SDG here (still not Jimmy) with a follow-up thought on fasting (one that could have gone at the end of my "Short Primer on Fasting," but I didn’t want it to get lost).
It is this: Current Church discipline calls for Latin Catholics to fast on exactly two days out of the year, Ash Wednesday and Good Friday — and even on those two days, we are allowed to eat three times a day: one meal and two servings of "some food." Which, really, is not all that much of a fast at all. Those two days are also, of course days of abstinence from meat, along with the Fridays in Lent.
Actually, the law of abstention on all the Fridays of the year still holds for Latin Catholics around the world — but not in the US, where any Friday penance is voluntary. Outside of Lent and Triduum, Latin Catholics are not called to fast, or even, so far as I can tell, particularly encouraged to do so, even on their own. Oh, wait, there’s also the one-hour fast before receiving communion.
It would be one thing if this program of fasting and abstinence were regarded as a bare minimum beyond which Catholics were strongly encouraged to go with voluntary fasting and other regular forms of penance. Unfortunately, such encouragement is sporadic at best if not nonexistent.
This strikes me as — how shall I say it? — lame. Take the rigor of the fasting we actually do: one meal a day, plus two smaller servings of some food, two days out of the year. And a measly hour before receiving communion — even at a fifty-minute Mass, with communion distributed around the 40-minute mark, it would almost be hard to break that fast without actually eating in church.
I don’t think it’s too much to say that for most healthy adults below, say, retirement age, the current law on fasting amounts to a very mild hardship, if that — I would say almost a token act of ascesis rather than any kind of real sacrifice.
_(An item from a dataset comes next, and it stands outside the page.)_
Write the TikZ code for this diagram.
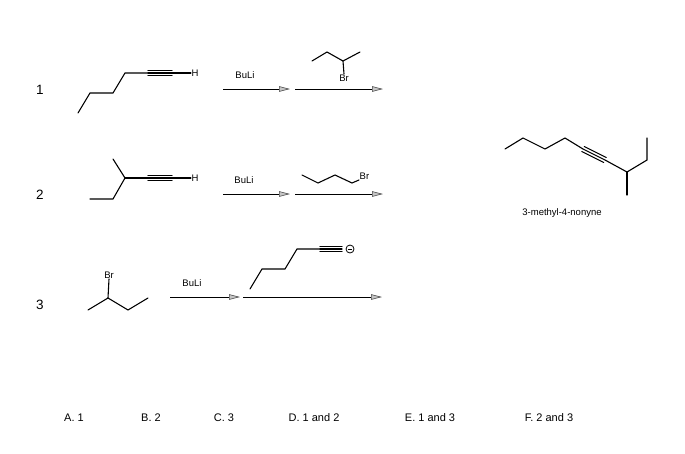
\documentclass[tikz,border=0pt]{standalone}
\usepackage{fontspec}
\setmainfont{Liberation Sans}
\usetikzlibrary{arrows.meta,calc}
\tikzset{bond/.style={line width=1.1pt,line cap=round},
rxn/.style={line width=1pt,-{Triangle[length=11pt,width=5.5pt,fill=gray!45,color=gray!60!black,line width=0.6pt]}},
lbl/.style={font=\fontsize{9.5}{11}\selectfont,inner sep=0.5pt},
num/.style={font=\fontsize{13.5}{15}\selectfont},
ans/.style={font=\fontsize{11}{13}\selectfont}}
\newcommand{\tbond}[2]{\draw[bond] (#1)--(#2);
\draw[bond] ($(#1)!2.8pt!90:(#2)$)--($(#2)!2.8pt!-90:(#1)$);
\draw[bond] ($(#1)!2.8pt!-90:(#2)$)--($(#2)!2.8pt!90:(#1)$);}
\begin{document}
\begin{tikzpicture}[x=1pt,y=-1pt]
\useasboundingbox (0,0) rectangle (685,453);
% row 1
\node[num] (n1) at (40,90) {1};
\coordinate (a1) at (78,113); \coordinate (a2) at (90,93); \coordinate (a3) at (113,93);
\coordinate (a4) at (125,73); \coordinate (a5) at (148,73); \coordinate (a6) at (172,73);
\node[lbl] (aH) at (195,73) {H};
\draw[bond] (a1)--(a2)--(a3)--(a4)--(a5); \tbond{a5}{a6} \draw[bond] (a6)--(aH);
\coordinate (r1a) at (223,89); \coordinate (r1b) at (290,89);
\coordinate (r1c) at (295,89); \coordinate (r1d) at (383,89);
\draw[rxn] (r1a)--(r1b); \draw[rxn] (r1c)--(r1d);
\node[lbl] (bu1) at (245,75) {BuLi};
\coordinate (b1) at (312,61); \coordinate (b2) at (327,52); \coordinate (b3) at (343,61); \coordinate (b4) at (360,52);
\node[lbl] (bBr) at (344,78) {Br};
\draw[bond] (b1)--(b2)--(b3)--(b4); \draw[bond] (b3)--(bBr.north);
% row 2
\node[num] (n2) at (40,195) {2};
\coordinate (c1) at (90,199); \coordinate (c2) at (113,199); \coordinate (c3) at (125,178);
\coordinate (c4) at (113,159); \coordinate (c5) at (148,178); \coordinate (c6) at (172,178);
\node[lbl] (cH) at (195,178) {H};
\draw[bond] (c1)--(c2)--(c3)--(c4); \draw[bond] (c3)--(c5); \tbond{c5}{c6} \draw[bond] (c6)--(cH);
\coordinate (r2a) at (223,194); \coordinate (r2b) at (290,194);
\coordinate (r2c) at (295,194); \coordinate (r2d) at (383,194);
\draw[rxn] (r2a)--(r2b); \draw[rxn] (r2c)--(r2d);
\node[lbl] (bu2) at (244,180) {BuLi};
\coordinate (d1) at (302,175); \coordinate (d2) at (318,183); \coordinate (d3) at (335,175); \coordinate (d4) at (352,183);
\node[lbl,anchor=south west] (dBr) at (359,180) {Br};
\draw[bond] (d1)--(d2)--(d3)--(d4)--(dBr.south west);
% row 3
\node[num] (n3) at (40,305) {3};
\coordinate (e1) at (88,310); \coordinate (e2) at (108,298); \coordinate (e3) at (128,310); \coordinate (e4) at (148,298);
\node[lbl] (eBr) at (109,275) {Br};
\draw[bond] (e1)--(e2)--(e3)--(e4); \draw[bond] (e2)--(eBr.south);
\coordinate (r3a) at (170,297); \coordinate (r3b) at (240,297);
\coordinate (r3c) at (243,297); \coordinate (r3d) at (382,297);
\draw[rxn] (r3a)--(r3b); \draw[rxn] (r3c)--(r3d);
\node[lbl] (bu3) at (192,283) {BuLi};
\coordinate (f1) at (250,289); \coordinate (f2) at (262,269); \coordinate (f3) at (285,269);
\coordinate (f4) at (297,249); \coordinate (f5) at (320,249); \coordinate (f6) at (342,249);
\draw[bond] (f1)--(f2)--(f3)--(f4)--(f5); \tbond{f5}{f6}
\node[draw,circle,line width=0.8pt,inner sep=0pt,minimum size=8pt] (fm) at (350,249) {};
\draw[line width=1pt] ($(fm)+(-2.2,0)$)--($(fm)+(2.2,0)$);
% product
\coordinate (p1) at (505,149); \coordinate (p2) at (523,138); \coordinate (p3) at (545,149);
\coordinate (p4) at (565,138); \coordinate (p5) at (583,149); \coordinate (p6) at (605,160);
\coordinate (p7) at (627,172); \coordinate (p8) at (647,160); \coordinate (p9) at (647,138); \coordinate (p10) at (627,195);
\draw[bond] (p1)--(p2)--(p3)--(p4)--(p5); \tbond{p5}{p6} \draw[bond] (p6)--(p7)--(p8)--(p9); \draw[bond] (p7)--(p10);
\node[lbl] (pname) at (562,213) {3-methyl-4-nonyne};
% answers
\node[ans] (A) at (74,418) {A. 1};
\node[ans] (B) at (151,418) {B. 2};
\node[ans] (C) at (224,418) {C. 3};
\node[ans] (D) at (314,418) {D. 1 and 2};
\node[ans] (E) at (430,418) {E. 1 and 3};
\node[ans] (F) at (549,418) {F. 2 and 3};
\end{tikzpicture}
\end{document}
This is not to deny that for many people health considerations would reasonably prevent them from attempting even this much self-denial. Those with such conditions should be (and are) excused from any mortification at all. Others whose occupation entails physically demanding labor could find it excessively burdensome to do without regular doses of calories around the clock. Other cases would include pregnant or nursing mothers, Type 1 diabetics and of course children.
Even so, for countless hosts of ordinary, healthy adults, there is no reason why many of us shouldn’t be at least encouraged or even expected to try, say, abstaining from all food on Ash Wednesday and Good Friday — and on other days as well. I don’t necessarily mind putting the bar low for the sake of those unable to try more, but those who can try more should be urged to do so. Concupiscence is real — and tenacious. Our ascesis must also be real, not just a token diminution of four meals a year.
I think it would be wholly salutary if US Catholics were strongly and frequently encouraged to embrace year-round Friday abstinence — if not true fasting — as a voluntary practice. If fasting every Friday is too rigorous, perhaps we might consider a first Friday fast.
For many, fasting can and should mean abstaining from all food and drink except water only, or possibly water and other liquids. A partial fast — eating breakfast but skipping lunch and dinner, or perhaps skipping breakfast and lunch but eating dinner — might be another approach. (Most of us won’t curl up and die if we don’t get our two snacks.) Skipping breakfast entirely on Sunday morning, like Catholics did a few decades ago, seems like a very worthwhile proposal.
There is also the extraordinary discipline of extended fasting, of doing without food for a number of days at a stretch, ideally drinking only water. This is obviously an extraordinary undertaking that it could not be programmatically prescribed to people at large and is not something that nearly anyone would want to do with any frequency — but it’s not out of the reach of many ordinary healthy adults to try it at some point in their lives, or perhaps even to make a regular part of their Lenten practice. (You would want to talk to your doctor before trying this, as well as a good priest or spiritual director.)
Don’t think you could do a total fast for a day, let alone regularly? Don’t think you could do without breakfast on Sunday morning? Give it a try. Risk a little sustained suffering. Think about how Jesus suffered for you. Find out something about yourself — perhaps how weak you are (and therefore how in need of training); perhaps how strong you are (and therefore capable of doing more than the minimum).
Afraid it might give you a headache? Take some ibuprofin or aspirin (the emptiness and boredom of doing without food is enough). Afraid it might make you grumpy? Ah, there’s your chance for spiritual battle. Wash your face and wear a smile when you fast, and your Father who sees in secret will reward you.
Give it a try. Do some penance — extra penance that your confessor didn’t give you and the Church doesn’t require of you. The soul you benefit may be your own — or it may even be someone else’s, to the greater glory of God and your greater heavenly reward.